La MACA, we’re told by its surly chief warden, is the only prison in the world where the inmates run the show. This infamous (and real-life) detention centre in southern Ivory Coast is the setting for Philippe Lacôte’s sophomore feature film, which tells the story of a young man entering its gates for the first time who finds himself cast in the role of a modern-day Scheherazade, forced to sing not only for his supper, but also his survival.
For la MACA is established on a rigid hierarchical system, where the “Dangoro” calls the shots and his “lackeys” obey. However, as soon as the Dangoro becomes sickly, he must kill himself and make way for his successor. The incumbent Blackbeard is dependent on an oxygen tank and knows his hours are numbered, but capitalises on the new red moon to name a “Roman” (or storyteller) who will regale the prison population with flights of his own fancy, buying both himself and Blackbeard a few more precious hours before the violently inevitable occurs. Who is chosen as this Roman? None other than la MACA’s newest inmate, of course.
As a result, we’re treated to an African take on the Arabian Nights, where Roman weaves an interminable yarn about acquaintance, gang leader and notorious public figure Zama King, who allegedly met his maker just hours before. Aware he’s got to string things out to save himself from a date with an ominous iron hook, Roman reels in all sorts of side characters and implausible contexts, including ancient African kings, supernatural battles and the real-life history of Ivory Coast’s recent political upheaval. With the inclusion of these details and the nature of Roman’s recounting of them, Lacôte is really penning an expansive, energetic and colourful love letter to the art of storytelling.
The power that Roman’s tales exert upon his audience is transformative. As if hypnotised, they respond to elements of his story with song, dance and re-enactments, with multiple inmates often moving as one. It’s impressive choreography that, alongside the stifling and frenetic atmosphere of the prison, would lend itself very well to immersive theatre – perhaps more so than on screen.

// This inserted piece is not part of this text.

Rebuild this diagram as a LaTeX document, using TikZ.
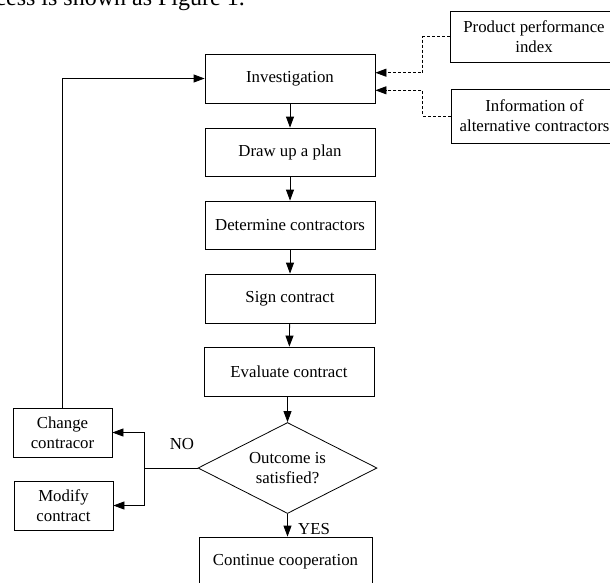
\documentclass[tikz,border=0pt]{standalone}
\usepackage{fontspec}
\setmainfont{Liberation Serif}
\usetikzlibrary{shapes.geometric,arrows.meta}
\begin{document}
\begin{tikzpicture}[x=1pt,y=-1pt,
  every node/.style={font=\fontsize{16.8}{20}\selectfont},
  box/.style={draw,line width=0.8pt,rectangle,inner sep=0pt,align=center},
  dec/.style={draw,line width=0.8pt,diamond,inner sep=0pt,minimum width=179pt,minimum height=91pt},
  link/.style={line width=0.8pt,-{Triangle[length=11pt,width=8pt]}},
  dlink/.style={link,dash pattern=on 3pt off 2pt},
  plain/.style={line width=0.8pt}]
\useasboundingbox (0,0) rectangle (610,582);
% clipped caption text at the top
\node[anchor=base east,inner sep=0pt,font=\fontsize{24}{28}\selectfont] (cap) at (245,5) {cess is shown as Figure 1.};
% main chain
\node[box,minimum width=170pt,minimum height=49pt] (inv) at (290,78.5) {Investigation};
\node[box,minimum width=170pt,minimum height=48pt] (plan) at (290,152) {Draw up a plan};
\node[box,minimum width=170pt,minimum height=48pt] (det) at (290,225) {Determine contractors};
\node[box,minimum width=170pt,minimum height=49pt] (sign) at (290,298.5) {Sign contract};
\node[box,minimum width=170pt,minimum height=49pt] (eval) at (289,371.5) {Evaluate contract};
\node[dec] (dia) at (287.5,468) {};
\node[align=center,inner sep=0pt] (diatext) at (287.5,468) {Outcome is\\satisfied?};
\node[box,minimum width=173pt,minimum height=49pt] (cont) at (285.5,561.5) {Continue cooperation};
% left boxes
\node[box,minimum width=99pt,minimum height=49pt] (chg) at (62.5,432.5) {Change\\contracor};
\node[box,minimum width=99pt,minimum height=49pt] (mod) at (63.5,505.5) {Modify\\contract};
% right inputs
\node[box,minimum width=168pt,minimum height=51pt] (prod) at (534,36.5) {Product performance\\index};
\node[box,minimum width=167pt,minimum height=54pt] (info) at (534.5,116) {Information of\\alternative contractors};
% labels
\node[inner sep=0pt] (no) at (182,444) {NO};
\node[inner sep=0pt] (yes) at (314,529) {YES};
% connectors
\draw[link] (inv) -- (plan);
\draw[link] (plan) -- (det);
\draw[link] (det) -- (sign);
\draw[link] (sign) -- (eval);
\draw[link] (eval.south -| dia.north) -- (dia.north);
\draw[link] (dia.south) -- (dia.south |- cont.north);
\coordinate (br) at (144,468);
\draw[plain] (dia.west) -- (br);
\draw[link] (br) |- (chg.east);
\draw[link] (br) |- (mod.east);
\draw[link] (chg.north) |- (inv.west);
\draw[dlink] (prod.west) -- ++(-27,0) |- ([yshift=5.8pt]inv.east);
\draw[dlink] (info.west) -- ++(-28,0) |- ([yshift=-11.8pt]inv.east);
\end{tikzpicture}
\end{document}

Contrastingly, those episodes which take place in other lands and times should, in theory, be more impactive on film, but despite the striking stylishness of their costumes, the substandard special effects and inflated grandiosity of these sequences distract and detract from the film instead.
Indeed, the structure of the film should have created plenty of opportunities for Lacôte to create mesmerising stories populated by larger-than-life characters, much like in the Brazilian masterpiece City of God that’s name-checked in the film. But while the ingredients are all there to replicate the success of that film, Night of the Kings suffers from the underdevelopment of its characters, a lack of clarity in its exposition and a sluggishness to its pace. For a movie about one of the most violent prisons in the world, there’s remarkably little cut and thrust contained in the script.

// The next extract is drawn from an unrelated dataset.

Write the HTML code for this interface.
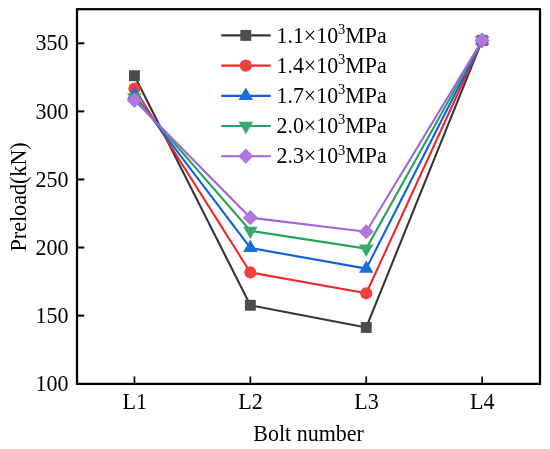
<!DOCTYPE html>
<html><head><meta charset="utf-8"><title>Preload chart</title>
<style>html,body{margin:0;padding:0;background:#fff}svg{display:block}text{font-family:"Liberation Serif","Times New Roman",serif;fill:#000}</style></head><body>
<svg width="550" height="449" viewBox="0 0 550 449">
<rect width="550" height="449" fill="#fff"/>
<polyline points="134.45,75.71 250.35,305.27 366.25,327.47 482.15,40.44" fill="none" stroke="#363636" stroke-width="2.1" stroke-linejoin="round"/>
<rect x="129.00" y="70.26" width="10.9" height="10.9" fill="#4d4d4d"/>
<rect x="244.90" y="299.82" width="10.9" height="10.9" fill="#4d4d4d"/>
<rect x="360.80" y="322.02" width="10.9" height="10.9" fill="#4d4d4d"/>
<rect x="476.70" y="34.99" width="10.9" height="10.9" fill="#4d4d4d"/>
<polyline points="134.45,88.51 250.35,272.46 366.25,293.29 482.15,40.44" fill="none" stroke="#ee2828" stroke-width="2.1" stroke-linejoin="round"/>
<circle cx="134.45" cy="88.51" r="6.1" fill="#f14040"/>
<circle cx="250.35" cy="272.46" r="6.1" fill="#f14040"/>
<circle cx="366.25" cy="293.29" r="6.1" fill="#f14040"/>
<circle cx="482.15" cy="40.44" r="6.1" fill="#f14040"/>
<polyline points="134.45,94.77 250.35,247.95 366.25,268.64 482.15,40.44" fill="none" stroke="#0e61e0" stroke-width="2.1" stroke-linejoin="round"/>
<polygon points="127.20,98.90 141.70,98.90 134.45,86.50" fill="#1a6fdf"/>
<polygon points="243.10,252.08 257.60,252.08 250.35,239.68" fill="#1a6fdf"/>
<polygon points="359.00,272.78 373.50,272.78 366.25,260.38" fill="#1a6fdf"/>
<polygon points="474.90,44.57 489.40,44.57 482.15,32.17" fill="#1a6fdf"/>
<polyline points="134.45,97.49 250.35,230.79 366.25,248.63 482.15,40.44" fill="none" stroke="#27a55d" stroke-width="2.1" stroke-linejoin="round"/>
<polygon points="127.20,93.36 141.70,93.36 134.45,105.76" fill="#37ad6b"/>
<polygon points="243.10,226.66 257.60,226.66 250.35,239.06" fill="#37ad6b"/>
<polygon points="359.00,244.50 373.50,244.50 366.25,256.90" fill="#37ad6b"/>
<polygon points="474.90,36.31 489.40,36.31 482.15,48.71" fill="#37ad6b"/>
<polyline points="134.45,100.35 250.35,217.72 366.25,231.75 482.15,40.44" fill="none" stroke="#a362df" stroke-width="2.1" stroke-linejoin="round"/>
<polygon points="126.85,100.35 134.45,92.75 142.05,100.35 134.45,107.95" fill="#b177de"/>
<polygon points="242.75,217.72 250.35,210.12 257.95,217.72 250.35,225.32" fill="#b177de"/>
<polygon points="358.65,231.75 366.25,224.15 373.85,231.75 366.25,239.35" fill="#b177de"/>
<polygon points="474.55,40.44 482.15,32.84 489.75,40.44 482.15,48.04" fill="#b177de"/>
<rect x="77.0" y="9.2" width="463.0" height="374.70" fill="none" stroke="#000" stroke-width="2.25"/>
<text transform="translate(68.6 390.85) scale(1 1.05)" font-size="22" text-anchor="end">100</text>
<line x1="77.0" x2="84.3" y1="315.62" y2="315.62" stroke="#000" stroke-width="2"/>
<text transform="translate(68.6 322.77) scale(1 1.05)" font-size="22" text-anchor="end">150</text>
<line x1="77.0" x2="84.3" y1="247.54" y2="247.54" stroke="#000" stroke-width="2"/>
<text transform="translate(68.6 254.69) scale(1 1.05)" font-size="22" text-anchor="end">200</text>
<line x1="77.0" x2="84.3" y1="179.46" y2="179.46" stroke="#000" stroke-width="2"/>
<text transform="translate(68.6 186.61) scale(1 1.05)" font-size="22" text-anchor="end">250</text>
<line x1="77.0" x2="84.3" y1="111.38" y2="111.38" stroke="#000" stroke-width="2"/>
<text transform="translate(68.6 118.53) scale(1 1.05)" font-size="22" text-anchor="end">300</text>
<line x1="77.0" x2="84.3" y1="43.30" y2="43.30" stroke="#000" stroke-width="2"/>
<text transform="translate(68.6 50.45) scale(1 1.05)" font-size="22" text-anchor="end">350</text>
<line x1="134.45" x2="134.45" y1="383.7" y2="376.4" stroke="#000" stroke-width="1.7"/>
<text transform="translate(134.65 408.9) scale(1 1.035)" font-size="22.1" text-anchor="middle">L1</text>
<line x1="250.35" x2="250.35" y1="383.7" y2="376.4" stroke="#000" stroke-width="1.7"/>
<text transform="translate(250.55 408.9) scale(1 1.035)" font-size="22.1" text-anchor="middle">L2</text>
<line x1="366.25" x2="366.25" y1="383.7" y2="376.4" stroke="#000" stroke-width="1.7"/>
<text transform="translate(366.45 408.9) scale(1 1.035)" font-size="22.1" text-anchor="middle">L3</text>
<line x1="482.15" x2="482.15" y1="383.7" y2="376.4" stroke="#000" stroke-width="1.7"/>
<text transform="translate(482.35 408.9) scale(1 1.035)" font-size="22.1" text-anchor="middle">L4</text>
<text transform="translate(308.6 441.4) scale(1 1.03)" font-size="22" text-anchor="middle">Bolt number</text>
<text transform="translate(25.9 196.9) rotate(-90)" font-size="22.1" text-anchor="middle">Preload(kN)</text>
<line x1="221.2" x2="270.7" y1="35.40" y2="35.40" stroke="#363636" stroke-width="2.15"/>
<rect x="240.35" y="29.95" width="10.9" height="10.9" fill="#4d4d4d"/>
<text transform="translate(276.5 42.50) scale(1 1.03)" font-size="21.9">1.1×10<tspan font-size="14.5" dy="-8.5">3</tspan><tspan dy="8.5">MPa</tspan></text>
<line x1="221.2" x2="270.7" y1="65.60" y2="65.60" stroke="#ee2828" stroke-width="2.15"/>
<circle cx="245.80" cy="65.60" r="6.1" fill="#f14040"/>
<text transform="translate(276.5 72.70) scale(1 1.03)" font-size="21.9">1.4×10<tspan font-size="14.5" dy="-8.5">3</tspan><tspan dy="8.5">MPa</tspan></text>
<line x1="221.2" x2="270.7" y1="95.80" y2="95.80" stroke="#0e61e0" stroke-width="2.15"/>
<polygon points="238.55,99.93 253.05,99.93 245.80,87.53" fill="#1a6fdf"/>
<text transform="translate(276.5 102.90) scale(1 1.03)" font-size="21.9">1.7×10<tspan font-size="14.5" dy="-8.5">3</tspan><tspan dy="8.5">MPa</tspan></text>
<line x1="221.2" x2="270.7" y1="126.00" y2="126.00" stroke="#27a55d" stroke-width="2.15"/>
<polygon points="238.55,121.87 253.05,121.87 245.80,134.27" fill="#37ad6b"/>
<text transform="translate(276.5 133.10) scale(1 1.03)" font-size="21.9">2.0×10<tspan font-size="14.5" dy="-8.5">3</tspan><tspan dy="8.5">MPa</tspan></text>
<line x1="221.2" x2="270.7" y1="156.20" y2="156.20" stroke="#a362df" stroke-width="2.15"/>
<polygon points="238.20,156.20 245.80,148.60 253.40,156.20 245.80,163.80" fill="#b177de"/>
<text transform="translate(276.5 163.30) scale(1 1.03)" font-size="21.9">2.3×10<tspan font-size="14.5" dy="-8.5">3</tspan><tspan dy="8.5">MPa</tspan></text>
</svg></body></html>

Not to say that’s it a failure by any means. Lacôte does a lot right; from the artful framing and vibrant palette of its shots to the delicacy of its set-up and the celebration of narrative, this is a solid follow-up to Lacôte’s first film Run that has already carried off a couple of festival gongs. It’s just a shame that more isn’t made of the rich material at his disposal which would have made this essential viewing not just for those with an interest in its subject matter, but for cinema lovers everywhere.